Quartz’s analysis of the effects of Covid-19 on the fashion industry continues to explain how retailers with high stock turnover will feel the impact sooner, this includes H&M and Zara who rely heavily on their Chinese supply chains to feed their consumer demand. And as more and more countries go into lockdown and supply chains become fragmented, businesses are reporting losses and having to temporarily or indefinitely lay off their staff. This is known as first wave economic impact. British Airways and Norwegian Airlines have both temporarily made redundant half of the staff as profits plummet.
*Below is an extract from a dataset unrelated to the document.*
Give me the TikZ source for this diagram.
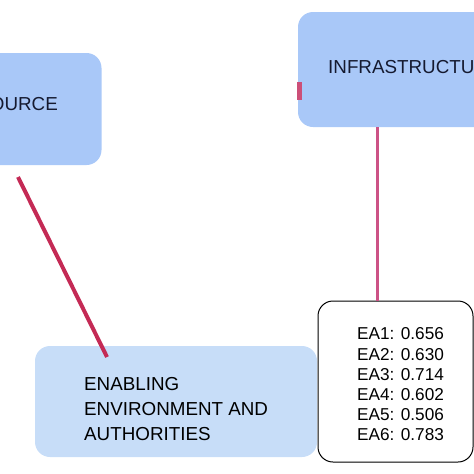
\documentclass[tikz,border=0pt]{standalone}
\usepackage{fontspec}
\setmainfont{Liberation Sans}
\definecolor{boxblue}{HTML}{A9C8F8}
\definecolor{boxlight}{HTML}{C7DDF8}
\definecolor{linecrim}{HTML}{C42A55}
\definecolor{linepink}{HTML}{CC5286}
\definecolor{tickpink}{HTML}{CC4F78}
\definecolor{txtnavy}{HTML}{151A30}
\tikzset{
  catbox/.style={rectangle, rounded corners=15pt, draw=none, inner sep=0pt},
  cattext/.style={inner sep=0pt, text=txtnavy, font=\fontsize{18.8}{24.7}\selectfont},
  eabox/.style={rectangle, rounded corners=15pt, draw=black, line width=1pt, fill=white, inner sep=0pt},
  eatext/.style={inner sep=0pt, align=left, text=black, font=\fontsize{17.2}{20.2}\selectfont},
  link/.style={line width=4pt, color=linecrim},
  vlink/.style={line width=3pt, color=linepink}
}
\begin{document}
\begin{tikzpicture}[x=1pt,y=-1pt]
\useasboundingbox (0,0) rectangle (474,474);
% boxes
\node[catbox, fill=boxblue, minimum width=194pt, minimum height=112pt] (res) at (4.5,109) {};
\node[cattext, anchor=east] (restext) at (58,104) {RESOURCE};
\node[catbox, fill=boxblue, minimum width=240pt, minimum height=115pt] (inf) at (418,69.5) {};
\node[cattext, anchor=west] (inftext) at (328,67) {INFRASTRUCTURE};
\fill[tickpink] (297,82) rectangle (302,100);
\node[catbox, fill=boxlight, minimum width=282pt, minimum height=111pt] (ena) at (176,401.5) {};
\node[cattext, text=black, align=left, anchor=west] (enatext) at (84,409)
  {ENABLING\\ENVIRONMENT AND\\AUTHORITIES};
\node[eabox, minimum width=155pt, minimum height=161pt] (ea) at (395.5,381.5) {};
\node[eatext, anchor=west] (eatxt) at (357,384.5)
  {EA1: 0.656\\EA2: 0.630\\EA3: 0.714\\EA4: 0.602\\EA5: 0.506\\EA6: 0.783};
% connectors
\coordinate (d1) at (18,177);
\coordinate (d2) at (107,357);
\draw[link] (d1) -- (d2);
\coordinate (vx) at (377,0);
\draw[vlink] (inf.south -| vx) -- (ea.north -| vx);
\end{tikzpicture}
\end{document}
The second wave to effect the economy is due to hit after Covid-19 has passed and the impact of deserted high-streets for months are truly felt. Chief Executive of retail chain Next said the British hughstreet “…is facing a crisis that is unprecedented in living memory,” While Burberry reported a slump in sales between 40-50%. Department stores around the world including Neiman Marcus, Macy’s and Selfridges have closed their doors, the CFDA Awards and the renowned Met Gala have been postponed indefinitely and more and more celebrities are reporting they too have tested positive for Covid-19, including Tom Hanks and Idris Elba.
As Zara shuts 3785 stores worldwide, face masks become the seasons biggest stay at home trend and multiple luxury “made in Italy” brands halt production, the coronavirus’ impact on the fashion industry is unprecedented and still growing. The telegraph predicts fashion retails will begin running out of clothes shortly, highlighting just how damaging the spread of this deadly disease has been. Looking for a resolution to this global health crisis, Armani has donated 1.25 million euros to hospitals and institutions in Italy while Versace donated around one hundred and fifty thousand dollars to the Chinese Red Cross Foundation. But while the quest for a cure continue, the true extent of the damage will only be revealed in months if not years from now. Only then can we answer how Covid-19 single handedly brought the fashion, travel, financial and food industries to their breaking point. For now, stay safe, wash your hands, self isolate and re-wear last seasons furs and avoid unnecessary contact with other people.